What is needed: Copy out every line exactly, passing over the pictures.

Given information:

■ ■ ■

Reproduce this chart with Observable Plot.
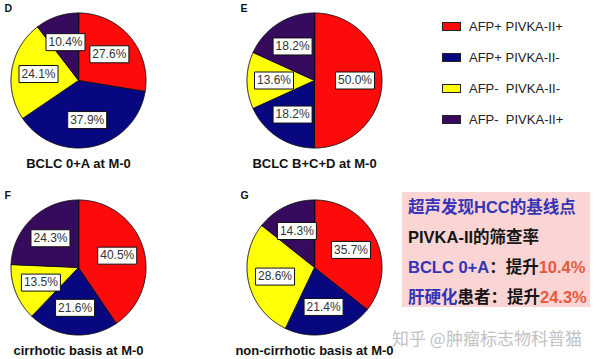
<!DOCTYPE html>
<html>
<head>
<meta charset="utf-8">
<script src="https://cdn.jsdelivr.net/npm/d3@7"></script>
<script src="https://cdn.jsdelivr.net/npm/@observablehq/plot@0.6"></script>
<style>
  html, body { margin: 0; padding: 0; background: #fff; }
  #wrap { position: relative; width: 600px; height: 359px; overflow: hidden; font-family: "Liberation Sans", Arial, sans-serif; }
  #chart svg { overflow: visible; display: block; }
  #legend { position: absolute; left: 442px; top: 11px; }
  .lrow { height: 31px; display: flex; align-items: center; }
  .sw { width: 17px; height: 7px; border: 1px solid #222; margin-right: 8px; }
  .lt { font-size: 13px; color: #222; white-space: pre; }
  #box { position: absolute; left: 402px; top: 192px; width: 182px; height: 115px; background: #fbd4d4; padding-left: 6px;
         font-family: "Liberation Sans", "Noto Sans CJK SC", sans-serif; font-weight: bold; font-size: 16.5px; line-height: 30px; }
  .bl { color: #3434b4; } .bk { color: #151515; } .or { color: #e85a3c; }
  #wm { position: absolute; left: 392px; top: 327px; font-family: "Noto Sans CJK SC", sans-serif; font-size: 17px; line-height: 22px; color: #c2c2c2; white-space: pre; }
</style>
</head>
<body>
<div id="wrap">
  <div id="chart"></div>
  <div id="legend"></div>
  <div id="box"></div>
  <div id="wm"></div>
</div>
<script>
// ---- data ----
const categories = ["AFP+ PIVKA-II+", "AFP+ PIVKA-II-", "AFP-  PIVKA-II-", "AFP-  PIVKA-II+"];
const colors = ["#fe0a0a", "#07077f", "#ffff05", "#360a5c"];
const panels = ["D", "E", "F", "G"];
const titles = ["BCLC 0+A at M-0", "BCLC B+C+D at M-0", "cirrhotic basis at M-0", "non-cirrhotic basis at M-0"];
const gridCol = [0, 1, 0, 1];
const gridRow = [0, 0, 1, 1];
const valuesD = [27.6, 37.9, 24.1, 10.4];
const valuesE = [50.0, 18.2, 13.6, 18.2];
const valuesF = [40.5, 21.6, 13.5, 24.3];
const valuesG = [35.7, 21.4, 28.6, 14.3];
const boxLines = [
  [["超声发现HCC的基线点", "bl"]],
  [["PIVKA-II的筛查率", "bk"]],
  [["BCLC 0+A", "bl"], ["：提升", "bk"], ["10.4%", "or"]],
  [["肝硬化", "bl"], ["患者：提升", "bk"], ["24.3%", "or"]]
];
const watermark = "知乎 @肿瘤标志物科普猫";

// ---- build tables ----
const allValues = [valuesD, valuesE, valuesF, valuesG];
const pies = panels.map((p, i) => ({panel: p, title: titles[i], col: gridCol[i], row: gridRow[i]}));
const slicePts = [];
const labels = [];
allValues.forEach((vals, pi) => {
  const total = d3.sum(vals);
  let acc = 0;
  vals.forEach((v, ci) => {
    const a0 = acc / total * 2 * Math.PI;
    acc += v;
    const a1 = acc / total * 2 * Math.PI;
    const key = panels[pi] + ci;
    const base = {key, cat: categories[ci], col: gridCol[pi], row: gridRow[pi]};
    slicePts.push({...base, x: 0, y: 0});
    const n = Math.max(2, Math.ceil((a1 - a0) / 0.01));
    for (let k = 0; k <= n; k++) {
      const a = a0 + (a1 - a0) * k / n;
      slicePts.push({...base, x: Math.sin(a), y: Math.cos(a)});
    }
    const am = (a0 + a1) / 2;
    labels.push({...base, x: 0.6 * Math.sin(am), y: 0.6 * Math.cos(am), text: v.toFixed(1) + "%"});
  });
});

const boxSymbol = {draw(ctx) { ctx.rect(-19.5, -8.5, 39, 17); }};

const R = 67.5; // px per unit radius
const chart = Plot.plot({
  width: 600, height: 359,
  marginTop: 0, marginLeft: 0, marginRight: 208, marginBottom: 12,
  style: {fontFamily: "'Liberation Sans', Arial, sans-serif", background: "transparent", overflow: "visible"},
  x: {domain: [-78 / R, 78 / R], axis: null},
  y: {domain: [-80 / R, 80 / R], axis: null},
  fx: {domain: [0, 1], paddingInner: 1 - 156 / 236, paddingOuter: 0, axis: null},
  fy: {domain: [0, 1], paddingInner: 1 - 160 / 187.5, paddingOuter: 0, axis: null},
  color: {domain: categories, range: colors},
  marks: [
    Plot.line(slicePts, {x: "x", y: "y", z: "key", fill: "cat", stroke: "#111", strokeWidth: 1, curve: "linear-closed", fx: "col", fy: "row"}),
    Plot.dot(labels, {x: "x", y: "y", symbol: boxSymbol, fill: "white", stroke: "#111", strokeWidth: 1, fx: "col", fy: "row"}),
    Plot.text(labels, {x: "x", y: "y", text: "text", fill: "#333", fontSize: 12, fx: "col", fy: "row"}),
    Plot.text(pies, {x: 0, frameAnchor: "bottom", lineAnchor: "middle", dy: 3, text: "title", fontSize: 13, fontWeight: "bold", fill: "#111", fx: "col", fy: "row"}),
    Plot.text(pies, {frameAnchor: "top-left", lineAnchor: "middle", textAnchor: "start", dx: 4, dy: 8.5, text: "panel", fontSize: 10.5, fontWeight: "bold", fill: "#111", fx: "col", fy: "row"})
  ]
});
document.getElementById("chart").appendChild(chart);

// legend
const leg = document.getElementById("legend");
categories.forEach((c, i) => {
  const row = document.createElement("div"); row.className = "lrow";
  const sw = document.createElement("div"); sw.className = "sw"; sw.style.background = colors[i];
  const t = document.createElement("span"); t.className = "lt"; t.textContent = c;
  row.appendChild(sw); row.appendChild(t); leg.appendChild(row);
});
// text box
const box = document.getElementById("box");
boxLines.forEach(parts => {
  const line = document.createElement("div");
  parts.forEach(([s, cls]) => { const sp = document.createElement("span"); sp.className = cls; sp.textContent = s; line.appendChild(sp); });
  box.appendChild(line);
});
document.getElementById("wm").textContent = watermark;
</script>
</body>
</html>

■ ■ ■

Result of the exercise:
Reproduce this chart with Observable Plot.
<!DOCTYPE html>
<html>
<head>
<meta charset="utf-8">
<script src="https://cdn.jsdelivr.net/npm/d3@7"></script>
<script src="https://cdn.jsdelivr.net/npm/@observablehq/plot@0.6"></script>
<style>
  html, body { margin: 0; padding: 0; background: #fff; }
  #wrap { position: relative; width: 600px; height: 359px; overflow: hidden; font-family: "Liberation Sans", Arial, sans-serif; }
  #chart svg { overflow: visible; display: block; }
  #legend { position: absolute; left: 442px; top: 11px; }
  .lrow { height: 31px; display: flex; align-items: center; }
  .sw { width: 17px; height: 7px; border: 1px solid #222; margin-right: 8px; }
  .lt { font-size: 13px; color: #222; white-space: pre; }
  #box { position: absolute; left: 402px; top: 192px; width: 182px; height: 115px; background: #fbd4d4; padding-left: 6px;
         font-family: "Liberation Sans", "Noto Sans CJK SC", sans-serif; font-weight: bold; font-size: 16.5px; line-height: 30px; }
  .bl { color: #3434b4; } .bk { color: #151515; } .or { color: #e85a3c; }
  #wm { position: absolute; left: 392px; top: 327px; font-family: "Noto Sans CJK SC", sans-serif; font-size: 17px; line-height: 22px; color: #c2c2c2; white-space: pre; }
</style>
</head>
<body>
<div id="wrap">
  <div id="chart"></div>
  <div id="legend"></div>
  <div id="box"></div>
  <div id="wm"></div>
</div>
<script>
// ---- data ----
const categories = ["AFP+ PIVKA-II+", "AFP+ PIVKA-II-", "AFP-  PIVKA-II-", "AFP-  PIVKA-II+"];
const colors = ["#fe0a0a", "#07077f", "#ffff05", "#360a5c"];
const panels = ["D", "E", "F", "G"];
const titles = ["BCLC 0+A at M-0", "BCLC B+C+D at M-0", "cirrhotic basis at M-0", "non-cirrhotic basis at M-0"];
const gridCol = [0, 1, 0, 1];
const gridRow = [0, 0, 1, 1];
const valuesD = [27.6, 37.9, 24.1, 10.4];
const valuesE = [50.0, 18.2, 13.6, 18.2];
const valuesF = [40.5, 21.6, 13.5, 24.3];
const valuesG = [35.7, 21.4, 28.6, 14.3];
const boxLines = [
  [["超声发现HCC的基线点", "bl"]],
  [["PIVKA-II的筛查率", "bk"]],
  [["BCLC 0+A", "bl"], ["：提升", "bk"], ["10.4%", "or"]],
  [["肝硬化", "bl"], ["患者：提升", "bk"], ["24.3%", "or"]]
];
const watermark = "知乎 @肿瘤标志物科普猫";

// ---- build tables ----
const allValues = [valuesD, valuesE, valuesF, valuesG];
const pies = panels.map((p, i) => ({panel: p, title: titles[i], col: gridCol[i], row: gridRow[i]}));
const slicePts = [];
const labels = [];
allValues.forEach((vals, pi) => {
  const total = d3.sum(vals);
  let acc = 0;
  vals.forEach((v, ci) => {
    const a0 = acc / total * 2 * Math.PI;
    acc += v;
    const a1 = acc / total * 2 * Math.PI;
    const key = panels[pi] + ci;
    const base = {key, cat: categories[ci], col: gridCol[pi], row: gridRow[pi]};
    slicePts.push({...base, x: 0, y: 0});
    const n = Math.max(2, Math.ceil((a1 - a0) / 0.01));
    for (let k = 0; k <= n; k++) {
      const a = a0 + (a1 - a0) * k / n;
      slicePts.push({...base, x: Math.sin(a), y: Math.cos(a)});
    }
    const am = (a0 + a1) / 2;
    labels.push({...base, x: 0.6 * Math.sin(am), y: 0.6 * Math.cos(am), text: v.toFixed(1) + "%"});
  });
});

const boxSymbol = {draw(ctx) { ctx.rect(-19.5, -8.5, 39, 17); }};

const R = 67.5; // px per unit radius
const chart = Plot.plot({
  width: 600, height: 359,
  marginTop: 0, marginLeft: 0, marginRight: 208, marginBottom: 12,
  style: {fontFamily: "'Liberation Sans', Arial, sans-serif", background: "transparent", overflow: "visible"},
  x: {domain: [-78 / R, 78 / R], axis: null},
  y: {domain: [-80 / R, 80 / R], axis: null},
  fx: {domain: [0, 1], paddingInner: 1 - 156 / 236, paddingOuter: 0, axis: null},
  fy: {domain: [0, 1], paddingInner: 1 - 160 / 187.5, paddingOuter: 0, axis: null},
  color: {domain: categories, range: colors},
  marks: [
    Plot.line(slicePts, {x: "x", y: "y", z: "key", fill: "cat", stroke: "#111", strokeWidth: 1, curve: "linear-closed", fx: "col", fy: "row"}),
    Plot.dot(labels, {x: "x", y: "y", symbol: boxSymbol, fill: "white", stroke: "#111", strokeWidth: 1, fx: "col", fy: "row"}),
    Plot.text(labels, {x: "x", y: "y", text: "text", fill: "#333", fontSize: 12, fx: "col", fy: "row"}),
    Plot.text(pies, {x: 0, frameAnchor: "bottom", lineAnchor: "middle", dy: 3, text: "title", fontSize: 13, fontWeight: "bold", fill: "#111", fx: "col", fy: "row"}),
    Plot.text(pies, {frameAnchor: "top-left", lineAnchor: "middle", textAnchor: "start", dx: 4, dy: 8.5, text: "panel", fontSize: 10.5, fontWeight: "bold", fill: "#111", fx: "col", fy: "row"})
  ]
});
document.getElementById("chart").appendChild(chart);

// legend
const leg = document.getElementById("legend");
categories.forEach((c, i) => {
  const row = document.createElement("div"); row.className = "lrow";
  const sw = document.createElement("div"); sw.className = "sw"; sw.style.background = colors[i];
  const t = document.createElement("span"); t.className = "lt"; t.textContent = c;
  row.appendChild(sw); row.appendChild(t); leg.appendChild(row);
});
// text box
const box = document.getElementById("box");
boxLines.forEach(parts => {
  const line = document.createElement("div");
  parts.forEach(([s, cls]) => { const sp = document.createElement("span"); sp.className = cls; sp.textContent = s; line.appendChild(sp); });
  box.appendChild(line);
});
document.getElementById("wm").textContent = watermark;
</script>
</body>
</html>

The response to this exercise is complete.